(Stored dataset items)
════════════════════
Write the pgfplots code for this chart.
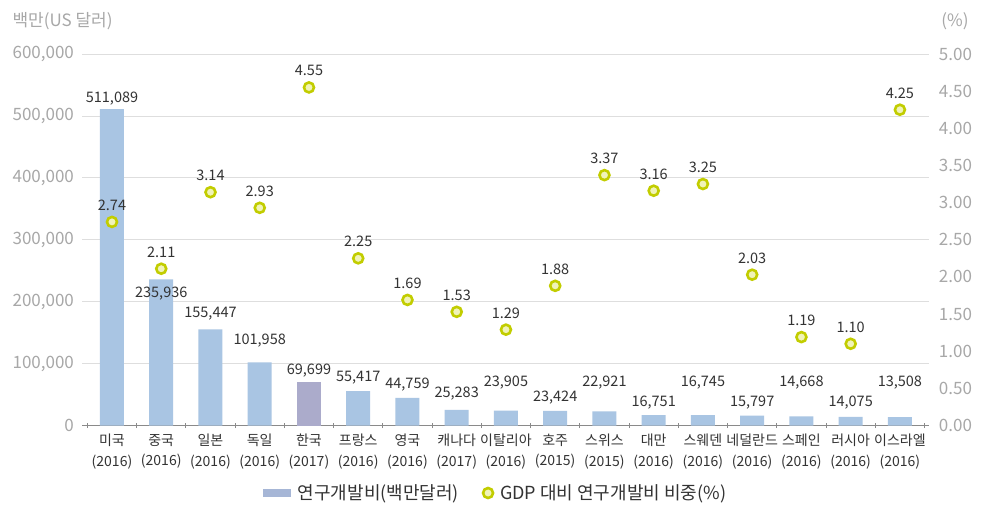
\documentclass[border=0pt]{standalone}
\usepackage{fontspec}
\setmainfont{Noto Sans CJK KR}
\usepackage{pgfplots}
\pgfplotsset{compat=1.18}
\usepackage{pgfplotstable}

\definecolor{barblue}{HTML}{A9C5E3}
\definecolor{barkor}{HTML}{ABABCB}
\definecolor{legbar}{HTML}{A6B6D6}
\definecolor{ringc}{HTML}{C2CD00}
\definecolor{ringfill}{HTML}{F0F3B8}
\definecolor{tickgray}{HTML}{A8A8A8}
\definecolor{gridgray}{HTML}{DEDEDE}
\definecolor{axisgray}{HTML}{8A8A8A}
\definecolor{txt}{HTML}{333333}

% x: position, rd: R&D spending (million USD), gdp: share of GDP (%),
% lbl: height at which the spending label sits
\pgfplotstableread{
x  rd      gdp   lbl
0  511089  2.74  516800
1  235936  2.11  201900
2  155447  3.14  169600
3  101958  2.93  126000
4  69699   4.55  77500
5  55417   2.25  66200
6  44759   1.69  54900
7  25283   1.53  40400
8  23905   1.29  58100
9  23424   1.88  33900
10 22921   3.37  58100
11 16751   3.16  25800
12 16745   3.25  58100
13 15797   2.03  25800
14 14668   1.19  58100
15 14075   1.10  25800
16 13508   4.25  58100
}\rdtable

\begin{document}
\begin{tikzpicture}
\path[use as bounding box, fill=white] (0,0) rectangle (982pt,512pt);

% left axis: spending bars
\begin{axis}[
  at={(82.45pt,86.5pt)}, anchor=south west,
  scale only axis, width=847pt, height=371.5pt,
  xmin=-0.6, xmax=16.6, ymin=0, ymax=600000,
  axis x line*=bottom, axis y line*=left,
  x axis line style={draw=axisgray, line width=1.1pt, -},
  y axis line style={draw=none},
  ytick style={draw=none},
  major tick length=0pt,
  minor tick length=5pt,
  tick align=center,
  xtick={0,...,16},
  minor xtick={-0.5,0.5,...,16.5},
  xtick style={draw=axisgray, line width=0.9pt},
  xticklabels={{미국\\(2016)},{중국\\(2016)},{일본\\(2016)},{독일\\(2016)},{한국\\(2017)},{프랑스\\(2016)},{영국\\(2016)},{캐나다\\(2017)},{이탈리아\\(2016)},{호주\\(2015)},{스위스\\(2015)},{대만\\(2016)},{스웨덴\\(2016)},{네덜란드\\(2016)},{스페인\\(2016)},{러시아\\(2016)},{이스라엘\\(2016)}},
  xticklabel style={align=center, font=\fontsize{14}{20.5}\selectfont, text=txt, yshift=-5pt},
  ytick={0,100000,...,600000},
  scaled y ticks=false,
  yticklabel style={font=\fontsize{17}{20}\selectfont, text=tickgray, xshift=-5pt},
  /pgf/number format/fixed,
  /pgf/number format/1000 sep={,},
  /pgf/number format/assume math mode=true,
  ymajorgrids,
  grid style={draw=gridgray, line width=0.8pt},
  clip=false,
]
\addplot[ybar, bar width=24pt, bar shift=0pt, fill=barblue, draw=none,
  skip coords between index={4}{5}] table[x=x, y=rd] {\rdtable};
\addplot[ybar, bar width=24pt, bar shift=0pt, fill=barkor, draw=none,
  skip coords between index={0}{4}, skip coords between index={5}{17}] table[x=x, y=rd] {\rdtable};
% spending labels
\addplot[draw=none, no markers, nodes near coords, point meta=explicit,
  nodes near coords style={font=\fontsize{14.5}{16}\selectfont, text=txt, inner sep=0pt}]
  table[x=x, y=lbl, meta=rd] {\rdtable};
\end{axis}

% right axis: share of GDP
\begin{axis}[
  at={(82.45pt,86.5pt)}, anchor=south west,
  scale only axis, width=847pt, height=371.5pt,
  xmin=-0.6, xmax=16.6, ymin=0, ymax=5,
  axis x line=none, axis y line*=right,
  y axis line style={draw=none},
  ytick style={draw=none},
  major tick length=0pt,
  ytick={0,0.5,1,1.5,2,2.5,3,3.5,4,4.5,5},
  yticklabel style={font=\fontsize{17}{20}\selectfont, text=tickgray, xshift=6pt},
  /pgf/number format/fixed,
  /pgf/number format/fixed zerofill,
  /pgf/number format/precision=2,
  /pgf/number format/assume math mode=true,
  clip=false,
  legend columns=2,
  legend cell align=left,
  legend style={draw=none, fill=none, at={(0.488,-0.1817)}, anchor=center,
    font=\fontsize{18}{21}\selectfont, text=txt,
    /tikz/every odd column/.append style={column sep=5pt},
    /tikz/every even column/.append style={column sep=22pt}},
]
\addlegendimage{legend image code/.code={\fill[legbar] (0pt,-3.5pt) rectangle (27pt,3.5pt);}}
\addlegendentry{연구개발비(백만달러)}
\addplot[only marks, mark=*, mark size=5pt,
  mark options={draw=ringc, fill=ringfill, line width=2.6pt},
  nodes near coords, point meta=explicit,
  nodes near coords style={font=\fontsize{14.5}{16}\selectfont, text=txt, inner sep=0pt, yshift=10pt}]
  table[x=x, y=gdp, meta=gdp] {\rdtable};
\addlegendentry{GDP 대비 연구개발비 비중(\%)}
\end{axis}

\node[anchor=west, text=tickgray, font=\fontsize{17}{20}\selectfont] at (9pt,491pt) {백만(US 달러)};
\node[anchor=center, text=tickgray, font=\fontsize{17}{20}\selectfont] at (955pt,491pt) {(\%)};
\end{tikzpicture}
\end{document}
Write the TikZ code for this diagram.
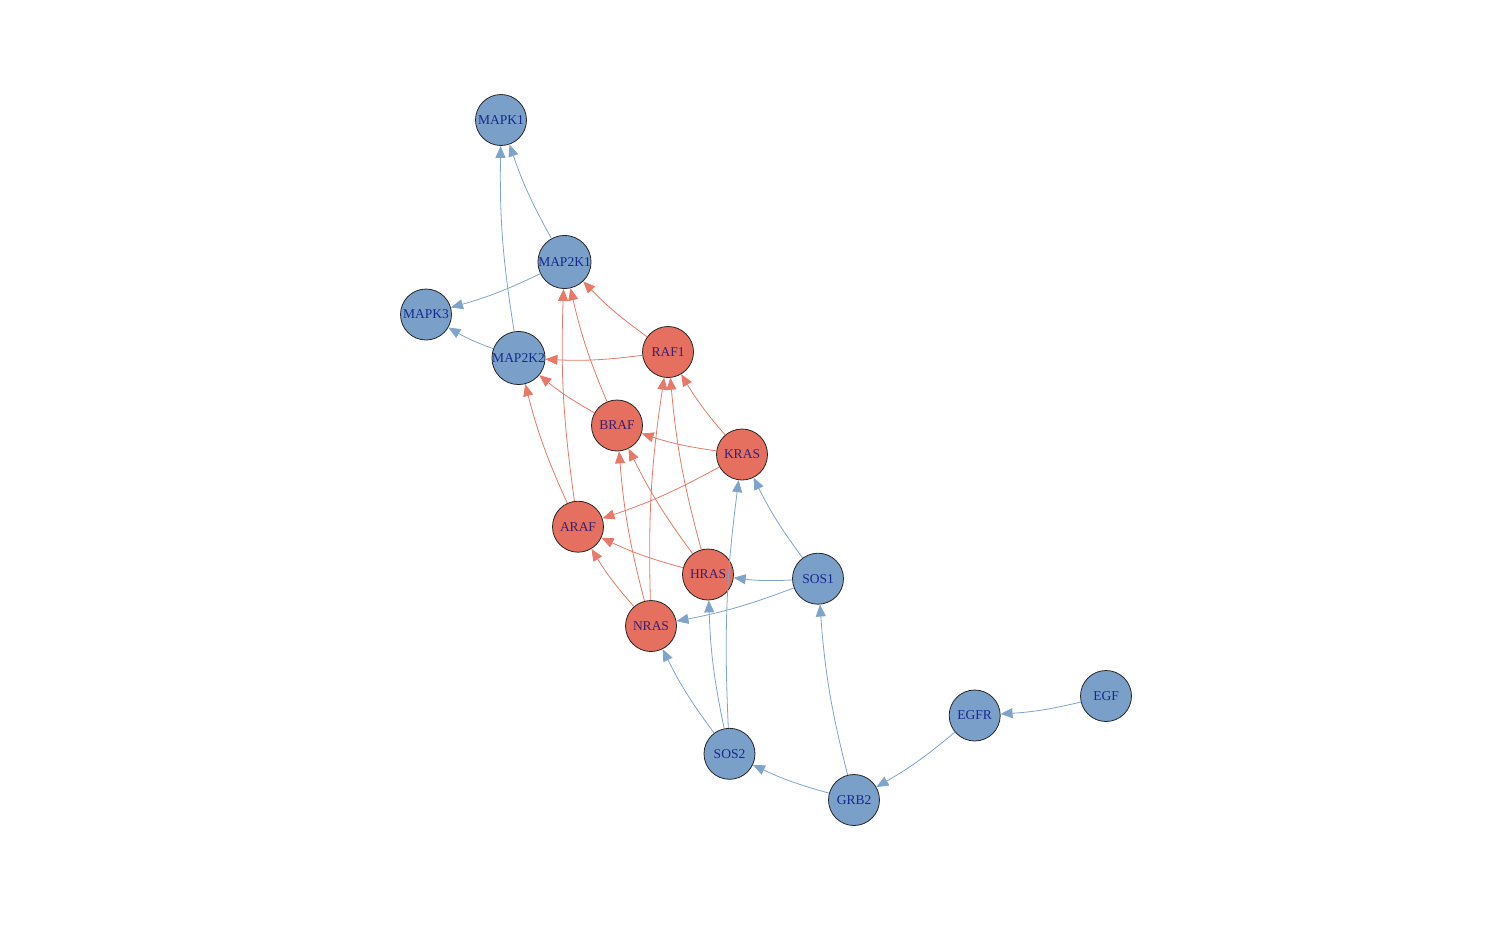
════════════════════
§ WHAT YOU ARE ASKED TO DO: Leave the pictures out and copy the rest of the data exactly.

§ FINAL ANSWER:
Write the pgfplots code for this chart.
\documentclass[border=0pt]{standalone}
\usepackage{fontspec}
\setmainfont{Noto Sans CJK KR}
\usepackage{pgfplots}
\pgfplotsset{compat=1.18}
\usepackage{pgfplotstable}

\definecolor{barblue}{HTML}{A9C5E3}
\definecolor{barkor}{HTML}{ABABCB}
\definecolor{legbar}{HTML}{A6B6D6}
\definecolor{ringc}{HTML}{C2CD00}
\definecolor{ringfill}{HTML}{F0F3B8}
\definecolor{tickgray}{HTML}{A8A8A8}
\definecolor{gridgray}{HTML}{DEDEDE}
\definecolor{axisgray}{HTML}{8A8A8A}
\definecolor{txt}{HTML}{333333}

% x: position, rd: R&D spending (million USD), gdp: share of GDP (%),
% lbl: height at which the spending label sits
\pgfplotstableread{
x  rd      gdp   lbl
0  511089  2.74  516800
1  235936  2.11  201900
2  155447  3.14  169600
3  101958  2.93  126000
4  69699   4.55  77500
5  55417   2.25  66200
6  44759   1.69  54900
7  25283   1.53  40400
8  23905   1.29  58100
9  23424   1.88  33900
10 22921   3.37  58100
11 16751   3.16  25800
12 16745   3.25  58100
13 15797   2.03  25800
14 14668   1.19  58100
15 14075   1.10  25800
16 13508   4.25  58100
}\rdtable

\begin{document}
\begin{tikzpicture}
\path[use as bounding box, fill=white] (0,0) rectangle (982pt,512pt);

% left axis: spending bars
\begin{axis}[
  at={(82.45pt,86.5pt)}, anchor=south west,
  scale only axis, width=847pt, height=371.5pt,
  xmin=-0.6, xmax=16.6, ymin=0, ymax=600000,
  axis x line*=bottom, axis y line*=left,
  x axis line style={draw=axisgray, line width=1.1pt, -},
  y axis line style={draw=none},
  ytick style={draw=none},
  major tick length=0pt,
  minor tick length=5pt,
  tick align=center,
  xtick={0,...,16},
  minor xtick={-0.5,0.5,...,16.5},
  xtick style={draw=axisgray, line width=0.9pt},
  xticklabels={{미국\\(2016)},{중국\\(2016)},{일본\\(2016)},{독일\\(2016)},{한국\\(2017)},{프랑스\\(2016)},{영국\\(2016)},{캐나다\\(2017)},{이탈리아\\(2016)},{호주\\(2015)},{스위스\\(2015)},{대만\\(2016)},{스웨덴\\(2016)},{네덜란드\\(2016)},{스페인\\(2016)},{러시아\\(2016)},{이스라엘\\(2016)}},
  xticklabel style={align=center, font=\fontsize{14}{20.5}\selectfont, text=txt, yshift=-5pt},
  ytick={0,100000,...,600000},
  scaled y ticks=false,
  yticklabel style={font=\fontsize{17}{20}\selectfont, text=tickgray, xshift=-5pt},
  /pgf/number format/fixed,
  /pgf/number format/1000 sep={,},
  /pgf/number format/assume math mode=true,
  ymajorgrids,
  grid style={draw=gridgray, line width=0.8pt},
  clip=false,
]
\addplot[ybar, bar width=24pt, bar shift=0pt, fill=barblue, draw=none,
  skip coords between index={4}{5}] table[x=x, y=rd] {\rdtable};
\addplot[ybar, bar width=24pt, bar shift=0pt, fill=barkor, draw=none,
  skip coords between index={0}{4}, skip coords between index={5}{17}] table[x=x, y=rd] {\rdtable};
% spending labels
\addplot[draw=none, no markers, nodes near coords, point meta=explicit,
  nodes near coords style={font=\fontsize{14.5}{16}\selectfont, text=txt, inner sep=0pt}]
  table[x=x, y=lbl, meta=rd] {\rdtable};
\end{axis}

% right axis: share of GDP
\begin{axis}[
  at={(82.45pt,86.5pt)}, anchor=south west,
  scale only axis, width=847pt, height=371.5pt,
  xmin=-0.6, xmax=16.6, ymin=0, ymax=5,
  axis x line=none, axis y line*=right,
  y axis line style={draw=none},
  ytick style={draw=none},
  major tick length=0pt,
  ytick={0,0.5,1,1.5,2,2.5,3,3.5,4,4.5,5},
  yticklabel style={font=\fontsize{17}{20}\selectfont, text=tickgray, xshift=6pt},
  /pgf/number format/fixed,
  /pgf/number format/fixed zerofill,
  /pgf/number format/precision=2,
  /pgf/number format/assume math mode=true,
  clip=false,
  legend columns=2,
  legend cell align=left,
  legend style={draw=none, fill=none, at={(0.488,-0.1817)}, anchor=center,
    font=\fontsize{18}{21}\selectfont, text=txt,
    /tikz/every odd column/.append style={column sep=5pt},
    /tikz/every even column/.append style={column sep=22pt}},
]
\addlegendimage{legend image code/.code={\fill[legbar] (0pt,-3.5pt) rectangle (27pt,3.5pt);}}
\addlegendentry{연구개발비(백만달러)}
\addplot[only marks, mark=*, mark size=5pt,
  mark options={draw=ringc, fill=ringfill, line width=2.6pt},
  nodes near coords, point meta=explicit,
  nodes near coords style={font=\fontsize{14.5}{16}\selectfont, text=txt, inner sep=0pt, yshift=10pt}]
  table[x=x, y=gdp, meta=gdp] {\rdtable};
\addlegendentry{GDP 대비 연구개발비 비중(\%)}
\end{axis}

\node[anchor=west, text=tickgray, font=\fontsize{17}{20}\selectfont] at (9pt,491pt) {백만(US 달러)};
\node[anchor=center, text=tickgray, font=\fontsize{17}{20}\selectfont] at (955pt,491pt) {(\%)};
\end{tikzpicture}
\end{document}
Write the TikZ code for this diagram.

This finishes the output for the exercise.